:: SET PROBLEM ::
Output exactly the lines from the line containing "Rebuild this chart" through the line containing "abundance80, abundance85, abundance90];", inclusive, and omit any pictures.

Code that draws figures
=====

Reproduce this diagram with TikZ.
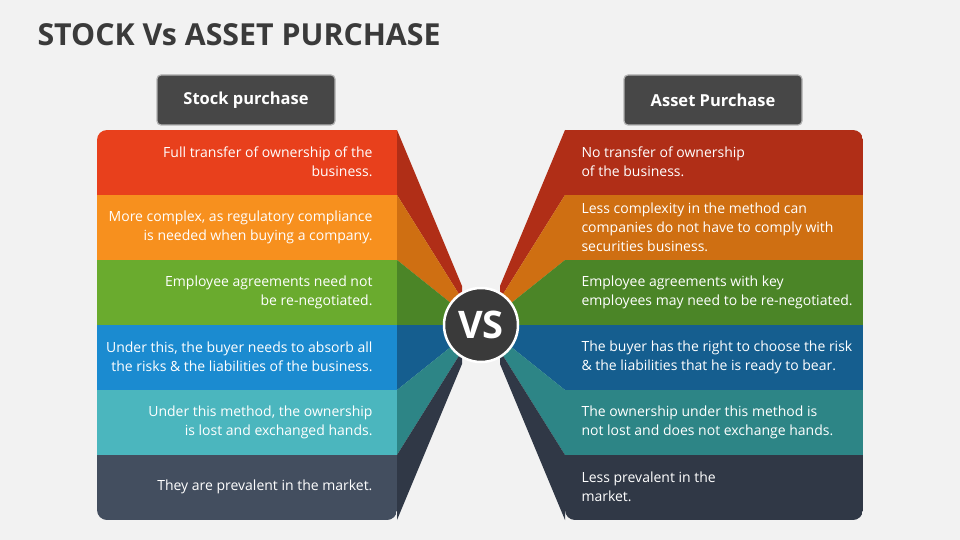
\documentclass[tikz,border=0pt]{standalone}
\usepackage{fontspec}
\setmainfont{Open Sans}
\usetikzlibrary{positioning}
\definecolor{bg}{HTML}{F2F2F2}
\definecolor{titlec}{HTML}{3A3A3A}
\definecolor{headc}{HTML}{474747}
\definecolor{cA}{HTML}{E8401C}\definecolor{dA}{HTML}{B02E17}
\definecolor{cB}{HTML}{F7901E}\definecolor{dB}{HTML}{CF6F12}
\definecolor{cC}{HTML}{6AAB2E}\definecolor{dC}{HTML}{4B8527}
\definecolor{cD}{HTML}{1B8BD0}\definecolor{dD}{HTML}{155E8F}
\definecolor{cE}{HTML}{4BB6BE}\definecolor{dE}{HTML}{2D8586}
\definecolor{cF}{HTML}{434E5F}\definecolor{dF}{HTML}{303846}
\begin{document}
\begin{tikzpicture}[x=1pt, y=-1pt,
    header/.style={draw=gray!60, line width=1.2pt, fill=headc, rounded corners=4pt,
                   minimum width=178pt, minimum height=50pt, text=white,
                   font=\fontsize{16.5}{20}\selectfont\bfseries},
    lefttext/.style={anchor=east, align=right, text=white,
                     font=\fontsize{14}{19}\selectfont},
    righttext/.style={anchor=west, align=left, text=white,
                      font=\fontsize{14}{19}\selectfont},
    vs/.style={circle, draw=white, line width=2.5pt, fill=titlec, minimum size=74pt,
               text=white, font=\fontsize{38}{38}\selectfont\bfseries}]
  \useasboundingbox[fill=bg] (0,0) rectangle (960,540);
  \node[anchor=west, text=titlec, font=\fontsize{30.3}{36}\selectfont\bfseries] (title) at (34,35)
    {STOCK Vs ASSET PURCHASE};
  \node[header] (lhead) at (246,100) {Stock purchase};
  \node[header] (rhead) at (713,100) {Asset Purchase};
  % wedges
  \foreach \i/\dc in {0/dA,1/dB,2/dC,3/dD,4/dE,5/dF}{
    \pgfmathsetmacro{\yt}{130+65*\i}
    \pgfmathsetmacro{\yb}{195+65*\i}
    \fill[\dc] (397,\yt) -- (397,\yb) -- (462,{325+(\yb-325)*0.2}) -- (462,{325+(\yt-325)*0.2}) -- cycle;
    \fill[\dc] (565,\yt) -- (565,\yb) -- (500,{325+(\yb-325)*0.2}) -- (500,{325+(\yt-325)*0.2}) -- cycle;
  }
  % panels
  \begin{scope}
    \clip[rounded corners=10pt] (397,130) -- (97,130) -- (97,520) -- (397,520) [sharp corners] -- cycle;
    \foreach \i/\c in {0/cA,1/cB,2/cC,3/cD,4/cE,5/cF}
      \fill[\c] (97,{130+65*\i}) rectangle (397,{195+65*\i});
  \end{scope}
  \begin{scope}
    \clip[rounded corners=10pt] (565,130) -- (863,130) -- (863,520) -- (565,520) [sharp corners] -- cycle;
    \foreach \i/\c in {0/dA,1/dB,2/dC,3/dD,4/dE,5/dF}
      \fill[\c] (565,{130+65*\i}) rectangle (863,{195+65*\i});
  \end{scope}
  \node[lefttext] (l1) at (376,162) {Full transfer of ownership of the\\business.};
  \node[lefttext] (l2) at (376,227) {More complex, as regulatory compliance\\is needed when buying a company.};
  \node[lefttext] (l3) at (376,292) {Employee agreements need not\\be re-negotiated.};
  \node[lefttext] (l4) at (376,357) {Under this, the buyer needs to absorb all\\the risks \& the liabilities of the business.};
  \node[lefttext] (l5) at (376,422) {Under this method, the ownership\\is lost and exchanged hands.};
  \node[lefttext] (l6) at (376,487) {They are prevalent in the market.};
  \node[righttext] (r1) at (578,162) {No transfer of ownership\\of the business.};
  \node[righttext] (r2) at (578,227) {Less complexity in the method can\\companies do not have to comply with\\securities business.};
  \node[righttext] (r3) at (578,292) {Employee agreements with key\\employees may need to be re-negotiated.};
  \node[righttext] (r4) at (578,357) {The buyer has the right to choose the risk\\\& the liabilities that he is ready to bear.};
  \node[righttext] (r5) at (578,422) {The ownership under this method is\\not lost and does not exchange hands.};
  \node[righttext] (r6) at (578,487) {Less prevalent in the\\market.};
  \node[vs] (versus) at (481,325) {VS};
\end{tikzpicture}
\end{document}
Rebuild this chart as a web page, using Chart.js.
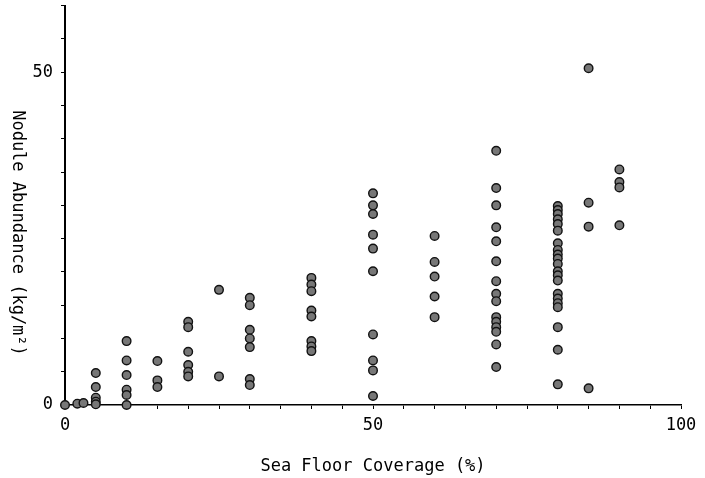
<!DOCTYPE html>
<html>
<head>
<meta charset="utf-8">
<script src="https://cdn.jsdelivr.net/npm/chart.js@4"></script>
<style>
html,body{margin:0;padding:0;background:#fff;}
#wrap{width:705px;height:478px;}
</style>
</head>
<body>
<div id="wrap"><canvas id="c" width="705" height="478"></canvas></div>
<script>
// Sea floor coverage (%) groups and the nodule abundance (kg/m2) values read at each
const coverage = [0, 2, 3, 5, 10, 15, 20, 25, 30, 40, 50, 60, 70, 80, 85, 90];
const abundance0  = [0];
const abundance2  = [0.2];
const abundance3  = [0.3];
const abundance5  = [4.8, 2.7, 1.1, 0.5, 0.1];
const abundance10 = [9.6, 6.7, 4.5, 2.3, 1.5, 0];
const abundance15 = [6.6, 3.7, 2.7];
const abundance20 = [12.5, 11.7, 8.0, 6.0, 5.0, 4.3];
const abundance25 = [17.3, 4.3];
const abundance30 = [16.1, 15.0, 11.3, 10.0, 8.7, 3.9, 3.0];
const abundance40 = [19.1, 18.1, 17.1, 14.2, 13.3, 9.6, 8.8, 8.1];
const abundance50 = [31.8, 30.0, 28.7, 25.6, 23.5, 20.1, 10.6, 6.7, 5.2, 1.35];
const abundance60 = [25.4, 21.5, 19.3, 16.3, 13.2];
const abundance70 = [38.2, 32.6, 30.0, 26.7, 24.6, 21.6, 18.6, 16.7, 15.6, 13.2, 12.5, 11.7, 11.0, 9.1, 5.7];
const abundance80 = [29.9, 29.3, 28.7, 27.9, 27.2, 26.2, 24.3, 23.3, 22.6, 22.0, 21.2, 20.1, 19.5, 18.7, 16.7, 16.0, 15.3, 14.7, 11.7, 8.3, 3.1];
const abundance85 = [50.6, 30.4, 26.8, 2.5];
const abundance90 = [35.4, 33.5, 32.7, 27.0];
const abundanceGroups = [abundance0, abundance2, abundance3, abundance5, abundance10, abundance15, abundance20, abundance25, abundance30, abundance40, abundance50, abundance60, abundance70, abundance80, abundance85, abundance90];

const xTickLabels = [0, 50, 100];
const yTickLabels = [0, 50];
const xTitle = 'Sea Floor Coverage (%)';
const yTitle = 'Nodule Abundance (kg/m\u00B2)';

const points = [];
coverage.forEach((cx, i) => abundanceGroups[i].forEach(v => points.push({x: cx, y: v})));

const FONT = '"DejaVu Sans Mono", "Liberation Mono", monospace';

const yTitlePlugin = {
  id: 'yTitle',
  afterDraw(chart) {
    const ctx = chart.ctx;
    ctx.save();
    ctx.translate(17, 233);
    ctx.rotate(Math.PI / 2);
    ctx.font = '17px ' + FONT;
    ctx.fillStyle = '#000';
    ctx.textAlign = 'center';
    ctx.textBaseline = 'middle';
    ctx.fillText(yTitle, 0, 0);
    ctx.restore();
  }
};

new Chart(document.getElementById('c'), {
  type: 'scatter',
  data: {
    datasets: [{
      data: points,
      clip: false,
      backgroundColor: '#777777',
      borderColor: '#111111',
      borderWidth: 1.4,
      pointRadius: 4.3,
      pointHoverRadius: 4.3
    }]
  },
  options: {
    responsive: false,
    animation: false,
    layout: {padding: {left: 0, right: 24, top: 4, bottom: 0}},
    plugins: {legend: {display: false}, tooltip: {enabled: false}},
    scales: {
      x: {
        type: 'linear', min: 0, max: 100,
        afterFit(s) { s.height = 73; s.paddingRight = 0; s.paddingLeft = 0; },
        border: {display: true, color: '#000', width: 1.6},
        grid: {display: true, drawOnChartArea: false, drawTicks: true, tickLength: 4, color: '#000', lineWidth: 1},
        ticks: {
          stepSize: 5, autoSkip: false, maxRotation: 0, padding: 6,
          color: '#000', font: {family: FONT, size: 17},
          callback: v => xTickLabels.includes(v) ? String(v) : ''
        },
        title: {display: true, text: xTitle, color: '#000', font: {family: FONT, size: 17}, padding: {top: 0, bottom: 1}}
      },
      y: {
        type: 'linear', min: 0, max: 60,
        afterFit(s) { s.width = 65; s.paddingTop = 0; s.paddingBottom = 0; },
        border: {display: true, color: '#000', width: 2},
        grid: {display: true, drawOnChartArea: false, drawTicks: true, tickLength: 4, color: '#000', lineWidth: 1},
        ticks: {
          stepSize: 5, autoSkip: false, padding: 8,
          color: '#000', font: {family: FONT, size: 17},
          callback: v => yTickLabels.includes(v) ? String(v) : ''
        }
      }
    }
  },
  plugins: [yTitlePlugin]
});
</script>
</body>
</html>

=====

:: ANSWER TO THE PROBLEM ::
Rebuild this chart as a web page, using Chart.js.
<!DOCTYPE html>
<html>
<head>
<meta charset="utf-8">
<script src="https://cdn.jsdelivr.net/npm/chart.js@4"></script>
<style>
html,body{margin:0;padding:0;background:#fff;}
#wrap{width:705px;height:478px;}
</style>
</head>
<body>
<div id="wrap"><canvas id="c" width="705" height="478"></canvas></div>
<script>
// Sea floor coverage (%) groups and the nodule abundance (kg/m2) values read at each
const coverage = [0, 2, 3, 5, 10, 15, 20, 25, 30, 40, 50, 60, 70, 80, 85, 90];
const abundance0  = [0];
const abundance2  = [0.2];
const abundance3  = [0.3];
const abundance5  = [4.8, 2.7, 1.1, 0.5, 0.1];
const abundance10 = [9.6, 6.7, 4.5, 2.3, 1.5, 0];
const abundance15 = [6.6, 3.7, 2.7];
const abundance20 = [12.5, 11.7, 8.0, 6.0, 5.0, 4.3];
const abundance25 = [17.3, 4.3];
const abundance30 = [16.1, 15.0, 11.3, 10.0, 8.7, 3.9, 3.0];
const abundance40 = [19.1, 18.1, 17.1, 14.2, 13.3, 9.6, 8.8, 8.1];
const abundance50 = [31.8, 30.0, 28.7, 25.6, 23.5, 20.1, 10.6, 6.7, 5.2, 1.35];
const abundance60 = [25.4, 21.5, 19.3, 16.3, 13.2];
const abundance70 = [38.2, 32.6, 30.0, 26.7, 24.6, 21.6, 18.6, 16.7, 15.6, 13.2, 12.5, 11.7, 11.0, 9.1, 5.7];
const abundance80 = [29.9, 29.3, 28.7, 27.9, 27.2, 26.2, 24.3, 23.3, 22.6, 22.0, 21.2, 20.1, 19.5, 18.7, 16.7, 16.0, 15.3, 14.7, 11.7, 8.3, 3.1];
const abundance85 = [50.6, 30.4, 26.8, 2.5];
const abundance90 = [35.4, 33.5, 32.7, 27.0];
const abundanceGroups = [abundance0, abundance2, abundance3, abundance5, abundance10, abundance15, abundance20, abundance25, abundance30, abundance40, abundance50, abundance60, abundance70, abundance80, abundance85, abundance90];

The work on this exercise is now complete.